About Owning the Past: from Mesopotamia to Iraq
Owning the Past is inspired by the devastating events in Iraq and the Middle East from 2014–17 when ISIS/Daesh attempted to eradicate the region’s borders, destroying heritage and the lives of many of its peoples.
Curated by people from Oxford’s Syrian, Kurdish and Iraqi communities, with Ashmolean staff, this is the Museum’s first exhibition produced in two languages – Arabic and English.
It explores both ongoing issues and the region’s twentieth-century history when, under British colonial administration, thousands of antiquities were excavated and sent to museums in the west.
Playing a key role were Oxford archaeologists and Ashmolean employees, including T.E. Lawrence and Gertrude Bell, who had special interests in Iraq’s history and were instrumental in establishing the new Kingdom of Iraq.

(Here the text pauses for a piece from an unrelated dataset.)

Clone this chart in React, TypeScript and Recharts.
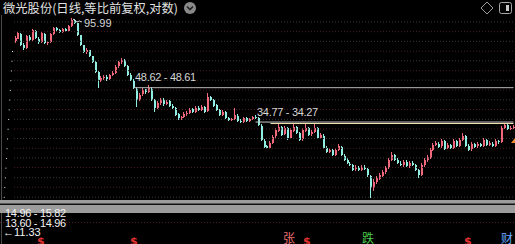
import { ComposedChart, Bar, XAxis, YAxis, ReferenceLine } from "recharts"

// daily candles (prices, log scale)
const opens = [
  76.5, 78.5, 82.0, 73.5, 71.8, 80.0, 77.6, 84.5, 78.5, 76.0,
  82.0, 75.0, 76.2, 82.3, 86.8, 85.0, 83.5, 86.0, 84.8, 88.5,
  93.8, 91.0, 81.0, 73.5, 68.6, 70.0, 66.0, 62.3, 56.5, 52.0,
  53.2, 54.0, 52.8, 55.0, 56.0, 59.8, 62.3, 63.5, 60.0, 55.2,
  52.0, 48.0, 43.0, 45.5, 47.8, 46.5, 48.2, 43.0, 40.0, 41.8,
  43.2, 41.3, 42.5, 40.8, 39.8, 37.5, 36.0, 36.4, 37.8, 38.0,
  39.3, 38.2, 40.0, 39.0, 40.4, 38.6, 44.2, 43.0, 40.9, 39.2,
  37.2, 38.3, 36.0, 35.4, 35.7, 37.0, 35.2, 34.9, 36.0, 35.0,
  35.7, 36.6, 36.0, 33.6, 29.0, 27.4, 27.0, 28.4, 30.2, 32.0,
  33.0, 30.8, 32.8, 29.9, 32.0, 33.0, 31.2, 29.4, 32.0, 32.7,
  30.8, 31.5, 32.8, 29.8, 30.4, 27.0, 25.9, 26.4, 25.3, 26.4,
  27.3, 25.0, 24.1, 23.2, 22.8, 21.9, 22.3, 21.7, 22.5, 21.9,
  20.5, 18.3, 19.3, 20.0, 20.6, 21.3, 22.1, 24.0, 25.1, 24.1,
  23.2, 22.8, 23.5, 22.6, 23.4, 22.8, 21.7, 20.8, 22.8, 23.9,
  24.6, 26.4, 27.7, 28.2, 27.4, 28.8, 26.9, 27.7, 27.1, 28.8,
  27.6, 29.1, 30.2, 27.6, 26.6, 28.0, 27.4, 28.0, 27.6, 29.1,
  27.9, 28.2, 27.6, 28.8, 28.7, 32.8, 33.7, 32.4, 32.8,
]
const highs = [
  80.5, 84.0, 83.0, 75.0, 81.5, 81.0, 86.5, 85.5, 79.5, 83.8,
  82.8, 77.0, 83.0, 88.0, 87.8, 86.0, 87.0, 86.8, 89.5, 96.0,
  95.0, 91.5, 81.5, 74.0, 71.5, 70.5, 66.5, 62.8, 57.0, 54.5,
  55.0, 54.8, 55.8, 57.0, 60.5, 63.2, 65.0, 64.2, 60.5, 56.0,
  52.8, 48.8, 46.2, 48.5, 48.2, 49.9, 48.8, 43.5, 42.8, 44.0,
  43.8, 43.0, 43.0, 41.5, 40.2, 38.0, 37.0, 38.2, 38.6, 39.8,
  39.8, 40.5, 40.5, 41.0, 40.8, 46.2, 45.0, 43.5, 41.3, 39.6,
  39.0, 38.7, 36.6, 36.3, 39.9, 37.5, 35.8, 36.7, 36.4, 36.3,
  37.0, 37.2, 36.4, 34.0, 29.5, 27.9, 28.8, 30.5, 32.8, 34.0,
  33.5, 33.6, 33.2, 32.8, 34.0, 33.5, 31.6, 32.8, 34.0, 33.2,
  32.2, 34.0, 33.2, 31.2, 30.8, 27.4, 26.9, 26.8, 26.9, 28.0,
  27.6, 25.4, 24.5, 23.6, 23.1, 22.8, 22.7, 22.9, 22.8, 22.2,
  20.8, 19.9, 20.6, 21.1, 21.8, 22.6, 24.4, 26.0, 25.5, 24.5,
  23.7, 24.0, 23.9, 23.7, 23.8, 23.1, 22.0, 23.3, 24.4, 25.1,
  26.9, 28.3, 28.8, 28.6, 29.4, 29.2, 28.3, 28.1, 29.4, 29.2,
  29.7, 31.3, 30.6, 28.0, 28.6, 28.4, 28.6, 28.4, 29.7, 29.5,
  28.8, 28.6, 29.4, 29.2, 33.4, 34.5, 34.1, 33.5, 33.8,
]
const lows = [
  75.5, 77.8, 72.8, 70.0, 71.0, 76.5, 77.0, 78.0, 74.8, 75.5,
  74.2, 73.8, 75.5, 81.5, 84.0, 82.5, 83.0, 83.5, 84.0, 88.0,
  90.5, 80.5, 72.8, 68.0, 67.8, 65.5, 61.8, 56.0, 48.5, 51.5,
  52.5, 52.0, 52.3, 54.5, 55.5, 59.0, 61.5, 59.5, 54.5, 51.8,
  48.0, 40.3, 42.5, 44.8, 45.8, 46.0, 42.5, 38.4, 39.5, 41.2,
  40.8, 40.9, 40.2, 39.4, 36.8, 35.6, 35.5, 36.0, 37.0, 37.6,
  37.9, 37.9, 38.6, 38.7, 38.0, 38.3, 42.6, 40.2, 38.6, 36.8,
  36.9, 35.8, 35.0, 35.1, 35.3, 34.7, 34.3, 34.5, 34.7, 34.8,
  35.3, 35.7, 33.4, 28.9, 27.0, 26.6, 26.8, 28.1, 29.9, 31.6,
  30.2, 30.5, 29.3, 29.6, 31.7, 30.9, 28.9, 29.0, 31.7, 30.3,
  30.4, 31.2, 29.4, 29.5, 26.7, 25.7, 25.6, 24.9, 25.0, 26.1,
  24.9, 23.7, 23.0, 22.6, 21.5, 21.6, 21.5, 21.5, 21.7, 20.4,
  16.6, 17.8, 19.0, 19.7, 20.3, 21.0, 21.9, 23.7, 23.7, 23.0,
  22.6, 22.5, 22.4, 22.3, 22.6, 21.5, 20.2, 20.5, 22.5, 23.6,
  24.3, 26.1, 27.4, 26.9, 27.1, 26.5, 26.6, 26.7, 26.8, 27.2,
  27.3, 28.8, 27.2, 26.2, 26.3, 27.0, 27.1, 27.2, 27.3, 27.5,
  27.6, 27.2, 27.3, 28.0, 28.4, 32.5, 32.2, 32.1, 32.5,
]
const closes = [
  78.9, 82.8, 73.7, 71.5, 80.4, 77.4, 85.3, 78.9, 75.9, 82.8,
  75.1, 75.9, 82.0, 87.0, 85.3, 83.6, 86.1, 84.5, 88.7, 94.1,
  91.4, 81.2, 73.7, 68.8, 70.2, 66.2, 62.5, 56.7, 52.4, 53.4,
  53.9, 52.9, 55.0, 56.1, 59.5, 62.5, 63.7, 60.1, 55.0, 52.4,
  48.5, 43.1, 45.3, 47.5, 46.6, 48.5, 43.1, 39.9, 41.9, 43.1,
  41.5, 42.3, 40.7, 39.9, 37.3, 36.2, 36.5, 37.6, 38.0, 39.1,
  38.4, 39.9, 39.1, 40.3, 38.4, 44.4, 43.1, 40.7, 39.1, 37.3,
  38.4, 36.2, 35.5, 35.8, 37.3, 35.1, 34.8, 36.2, 35.1, 35.8,
  36.5, 36.2, 33.8, 29.2, 27.3, 27.0, 28.3, 30.0, 32.2, 33.2,
  30.6, 32.9, 29.7, 32.2, 33.2, 31.3, 29.2, 32.2, 32.9, 30.6,
  31.6, 32.9, 29.7, 30.6, 27.0, 26.0, 26.5, 25.2, 26.5, 27.5,
  25.2, 24.0, 23.3, 22.9, 21.8, 22.4, 21.8, 22.4, 22.0, 20.7,
  18.2, 19.4, 20.2, 20.7, 21.4, 22.2, 24.0, 25.2, 24.0, 23.3,
  22.9, 23.6, 22.7, 23.3, 22.9, 21.8, 20.7, 22.9, 24.0, 24.7,
  26.5, 27.8, 28.3, 27.3, 28.9, 26.8, 27.8, 27.0, 28.9, 27.5,
  29.2, 30.3, 27.5, 26.5, 28.1, 27.3, 28.1, 27.5, 29.2, 27.8,
  28.3, 27.5, 28.9, 28.6, 32.9, 33.8, 32.5, 32.9, 33.2,
]

// dotted grid levels
const gridPrices = [
  92.3, 84.0, 76.4, 69.4, 63.2, 57.4, 52.3, 47.5, 43.2, 39.3,
  35.7, 32.5, 29.6, 26.9, 24.5, 22.3, 20.2, 18.4, 16.7,
]

// drawn price levels: [price, first candle, colour]
const levels: [number, number, string][] = [
  [48.62, 40, "#b8b8b8"],
  [34.77, 81, "#c8c8c8"],
  [34.27, 86, "#f4e6b0"],
]

const UP = "#f0687a"
const DOWN = "#90eee2"
const TEXT = "#d6d6d6"

const data = closes.map((c, i) => ({
  i,
  open: opens[i],
  high: highs[i],
  low: lows[i],
  close: c,
  range: [lows[i], highs[i]],
}))
const last = data.length - 1

const Candle = (props: any) => {
  const { x, y, width, height, payload } = props
  if (x == null || !payload) return null
  const top = Math.min(y, y + height)
  const h = Math.abs(height)
  const lh = Math.log(payload.high)
  const span = lh - Math.log(payload.low) || 1
  const at = (v: number) => top + ((lh - Math.log(v)) / span) * h
  const color = payload.close >= payload.open ? UP : DOWN
  const cx = Math.round(x + width / 2)
  const yo = at(payload.open)
  const yc = at(payload.close)
  return (
    <g shapeRendering="crispEdges">
      <rect x={cx - 1} y={top} width={1} height={Math.max(1, h)} fill={color} />
      <rect x={cx - 1} y={Math.min(yo, yc)} width={2} height={Math.max(1, Math.abs(yc - yo))} fill={color} />
    </g>
  )
}

const num = { fontFamily: "'Liberation Sans', Arial, sans-serif", fontSize: 11, fill: TEXT }

export default function App() {
  return (
    <div style={{ position: "relative", width: 515, height: 244, background: "#000", overflow: "hidden" }}>
      <style>{"body{margin:0;background:#000}"}</style>
      <ComposedChart
        width={515}
        height={244}
        data={data}
        margin={{ top: 15, right: 0, bottom: 44, left: 14 }}
        barCategoryGap={0}
      >
        <XAxis dataKey="i" type="category" hide />
        <YAxis type="number" scale="log" domain={[16.25, 98.8]} allowDataOverflow hide />
        {gridPrices.map((p, k) => (
          <ReferenceLine
            key={p}
            y={p}
            stroke={k % 2 ? "#4a1d22" : "#383838"}
            strokeDasharray="1 2"
          />
        ))}
        <Bar dataKey="range" shape={<Candle />} isAnimationActive={false} />
        {levels.map(([p, from, c]) => (
          <ReferenceLine
            key={p}
            segment={[{ x: from, y: p }, { x: last, y: p }]}
            stroke={c}
            strokeWidth={1}
          />
        ))}
      </ComposedChart>

      <svg
        width={515}
        height={244}
        style={{ position: "absolute", left: 0, top: 0, pointerEvents: "none" }}
      >
        {/* title */}
        <text x={3} y={13} fontFamily="'Noto Sans CJK SC', sans-serif" fontSize={12.3} fill="#e2e2e2">
          微光股份(日线,等比前复权,对数)
        </text>
        <circle cx={190} cy={8} r={6} fill="#8a8a8a" />
        <path d="M187,6.5 L190,9.5 L193,6.5" stroke="#222" strokeWidth={1.6} fill="none" />
        <path d="M487,2 L493,8 L487,14 L481,8 Z" stroke="#9a9a9a" fill="none" />
        <rect x={499.5} y={2.5} width={12} height={11} rx={2} stroke="#a8a8a8" fill="none" />
        <rect x={506} y={5} width={3} height={6} fill="#c8c8c8" />

        {/* left edge */}
        <line x1={1.5} y1={15} x2={1.5} y2={244} stroke="#4a4a4a" />
        {gridPrices.slice(3).map((_, k) => (
          <rect key={k} x={12 - k * 0.55} y={51 + k * 9.72} width={1} height={1} fill="#e8e8e8" />
        ))}

        {/* price labels */}
        <path d="M73,19 L77,22 Q79,20 82,22" stroke={TEXT} fill="none" />
        <text x={84} y={27} {...num}>95.99</text>
        <text x={135} y={81} {...num} letterSpacing={-0.3}>48.62 - 48.61</text>
        <text x={257} y={116} {...num} letterSpacing={-0.3}>34.77 - 34.27</text>
        <path d="M511,143 L515,138 L515,143 Z" fill="#f08a30" />

        {/* lower band */}
        <rect x={0} y={200} width={515} height={13} fill="#9c9c9c" />
        <rect x={0} y={203.5} width={515} height={1.5} fill="#111" />
        <line x1={0} y1={222.5} x2={515} y2={222.5} stroke="#4a1d22" strokeDasharray="1 2" />
        <text x={5} y={217} {...num} fill="#f2f2f2" letterSpacing={-0.3}>14.96 - 15.82</text>
        <text x={5} y={227} {...num} fill="#f2f2f2" letterSpacing={-0.3}>13.60 - 14.96</text>
        <text x={3} y={236} {...num} fill="#f2f2f2">←11.33</text>

        {/* event markers */}
        {[40, 133, 306, 467].map((x) => (
          <text key={x} x={x - 3} y={245} fontFamily="'DejaVu Sans', sans-serif" fontSize={11} fontWeight="bold" fill="#e03030">$</text>
        ))}
        <text x={283} y={243} fontFamily="'Noto Sans CJK SC', sans-serif" fontSize={12} fill="#f07070">张</text>
        <text x={362} y={243} fontFamily="'Noto Sans CJK SC', sans-serif" fontSize={12} fill="#4ccc4c">跌</text>
        <text x={501} y={243} fontFamily="'Noto Sans CJK SC', sans-serif" fontSize={12} fill="#6aa8ff">财</text>
      </svg>
    </div>
  )
}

The exhibition also features a new commission from artist Piers Secunda which examines the deliberate destruction of culture like that perpetrated by ISIS in Mosul Museum in 2015.
Together with ancient treasures from the Ashmolean’s collections, local people from diaspora communities look at the impact of recent events and how material culture affects their sense of identity and connection with their heritage and homelands.
The exhibition is on at Gallery 8 in the lower-ground floor at the Ashmolean.